Imagine Surfing for Fun and Landing Full Rotation Alley Oops!
Watch Jai Walsh in ‘Labyrinth’ aka the ‘retirement’ clip.
Jai Walsh is my favourite surfer.
Why? Well, a few reasons actually. Firstly, because whenever we surf together, which is pretty often, whenever the best wave of the session comes through he lets me go. Stop and consider that for a moment. A far, far, far better surfer, letting his mate go on the best waves. Why? I’m not really sure. I’ve never asked. I think it’s because he knows that he’s seen the inside of more tubes already than I will in my whole surfing life and takes pleasure in seeing the nervous grin on my face when it’s hollow and he looks at me and says, “You going?” I always do, and it’s led to some of the better (albeit still very modest) barrels of my life.

The second is the man’s style. Jai’s one of those people blessed with the ability to make whatever he’s doing look good. He’s always immaculately dressed, the sprays on his crafts — which are all Native Habitat, shaped in the shed out the back of his folks’ place in Cunjurong by his old man Neil, aka ‘The Moose’ — are always stencilled, black, and immaculate. I’ve never seen Wal on the job site, shifter in hand, but I imagine he’s one of the few plumbers who manages not to end up covered in shit at the end of the day. He’s just started dabbling in a bit of graphic design too — after receiving flawless advice from his folks to “get a trade first”, “dick around with the creative stuff” second — and even that’s got a different edge from the endless imitators popping out of ludicrously expensive design schools around the globe. And then there’s the surfing.

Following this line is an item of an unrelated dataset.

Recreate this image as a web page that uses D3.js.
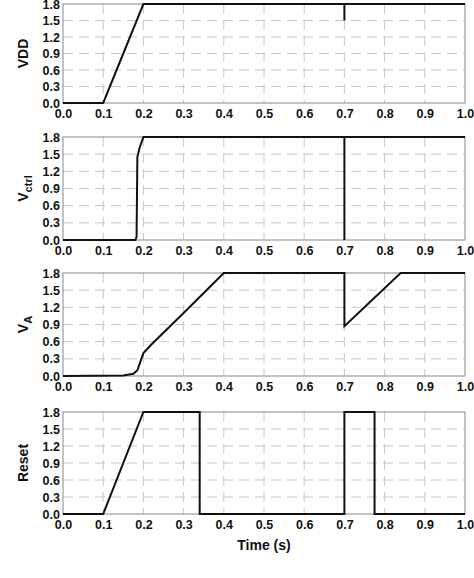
<!DOCTYPE html>
<html><head><meta charset="utf-8">
<script src="https://cdn.jsdelivr.net/npm/d3@7"></script>
<style>body{margin:0;background:#fff}svg{font-family:"Liberation Sans",Arial,sans-serif;font-weight:bold}</style>
</head><body><svg id="chart" width="474" height="578"></svg>
<script>
var xTicks = [0,0.1,0.2,0.3,0.4,0.5,0.6,0.7,0.8,0.9,1.0];
var yTicks = [0,0.3,0.6,0.9,1.2,1.5,1.8];
var vddT = [0,0.1,0.2,0.7,0.7,0.7,1];
var vddV = [0,0,1.8,1.8,1.5,1.8,1.8];
var vctrlT = [0,0.18,0.183,0.185,0.19,0.2,0.7,0.7,0.7,1];
var vctrlV = [0,0,0.05,1.45,1.6,1.8,1.8,0,1.8,1.8];
var vaT = [0,0.15,0.175,0.185,0.19,0.2,0.22,0.3,0.4,0.7,0.7,0.84,1];
var vaV = [0,0.01,0.04,0.1,0.2,0.4,0.55,1.1,1.8,1.8,0.87,1.8,1.8];
var resetT = [0,0.1,0.2,0.34,0.34,0.7,0.7,0.775,0.775,1];
var resetV = [0,0,1.8,1.8,0,0,1.8,1.8,0,0];

var panels = [
  {label:"VDD", sub:"", t:vddT, v:vddV, top:4, bot:103},
  {label:"V", sub:"ctrl", t:vctrlT, v:vctrlV, top:137, bot:240},
  {label:"V", sub:"A", t:vaT, v:vaV, top:273, bot:376},
  {label:"Reset", sub:"", t:resetT, v:resetV, top:412, bot:514}
];

var svg = d3.select('#chart');
var x = d3.scaleLinear().domain([0,1]).range([63,465]);

panels.forEach(function(p){
  var y = d3.scaleLinear().domain([0,1.8]).range([p.bot,p.top]);
  var g = svg.append('g');
  g.selectAll('.gx').data(xTicks.slice(1,-1)).enter().append('line')
    .attr('x1',d=>x(d)).attr('x2',d=>x(d)).attr('y1',p.top).attr('y2',p.bot)
    .attr('stroke','#c8c8c8').attr('stroke-dasharray','10,6');
  g.selectAll('.gy').data(yTicks.slice(1,-1)).enter().append('line')
    .attr('x1',63).attr('x2',465).attr('y1',d=>y(d)).attr('y2',d=>y(d))
    .attr('stroke','#c8c8c8').attr('stroke-dasharray','10,6');
  g.append('rect').attr('x',63).attr('y',p.top).attr('width',402).attr('height',p.bot-p.top)
    .attr('fill','none').attr('stroke','#888');
  var ax = g.append('g').attr('transform','translate(0,'+p.bot+')')
    .call(d3.axisBottom(x).tickValues(xTicks).tickFormat(d3.format('.1f')).tickSize(0).tickPadding(6));
  var ay = g.append('g').attr('transform','translate(63,0)')
    .call(d3.axisLeft(y).tickValues(yTicks).tickFormat(d3.format('.1f')).tickSize(0).tickPadding(3));
  [ax,ay].forEach(a=>{a.select('.domain').remove();a.selectAll('text').attr('font-size',12.5).attr('fill','#111').attr('font-family','"Liberation Sans",Arial,sans-serif').attr('font-weight','bold');});
  var pts = p.t.map((t,i)=>[t,p.v[i]]);
  g.append('path').datum(pts)
    .attr('d', d3.line().x(d=>x(d[0])).y(d=>y(d[1])))
    .attr('fill','none').attr('stroke','#111').attr('stroke-width',2);
  var lab = g.append('text').attr('transform','translate(28,'+((p.top+p.bot)/2)+') rotate(-90)')
    .attr('text-anchor','middle').attr('font-size',14).attr('fill','#111');
  lab.append('tspan').text(p.label);
  if (p.sub) lab.append('tspan').attr('font-size',11).attr('dy',4).text(p.sub);
});
svg.append('text').attr('x',x(0.5)).attr('y',550).attr('text-anchor','middle')
  .attr('font-size',14).attr('fill','#111').text('Time (s)');
</script></body></html>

The ongoing joke is that Labyrinth is Jai’s ‘retirement clip’. When you work for cash and surf for fun, trying to do your best surfing in front of a camera on the odd occasion you get time to chase waves (and swells, tides, winds, crowds and light collide) is a great way to kill the joy. Not to mention the fact that your mate on the sand with the camera, in this case the ever-elusive Dane Singleton, is doing so free of charge. In short, this short (Labyrinth) is a labour of love that at the time of writing, Jai just wants to get out in the open and out of his life, to an extent. But that really sells the surfing short.

I’ve witnessed Jai do heaps of airs. Just the other week, surfing a backbeach near a famous Country Soul pointbreak, Jai paddled back from the hungry pack of older locals to where I was hovering on the fringe. Wal’s normally mellow as in the water, but he was pissed off. “These elders are uncoppable!” He said, referring to waiting 20 minutes for the wave of the day, only for an older local to paddle his arse off on Jai’s inside then go right without communication on a left that drained and then blew its guts out. Jai then took out his frustration by taking off on scraps and landing a kerrupt and then a full, tail-high air reverse on back-to-back waves. But that’s not what captures me about the man’s surfing. I prefer watching him do far less.

Tricks often obscure the fundamentals, and that’s what I really love about Jai’s surfing — his aesthetic perfection of the little things. Growing up surfing an array of tricky slabs, a few of which feature in the above film, has given Jai a deft touch in the tube, especially lefts. Similarly, watching him take apart a peeling right, not wasting a joule of the wave’s energy is equally pleasing on the eye. The moments when all these elements come together — like the tube to roundhouse to blowtail reverse at 3:30 — is good modern surfing personified to my biased eye.

Now if this all sounds like a document of unrequited love a la Bill Shakespeare’s Sonnets 1-126, then you wouldn’t be the first in our little group to suggest this. However Jai and I are both straight(ish) and in happy, hetero relationships. I’m just not ashamed about having a harmless crush on one of my best friends.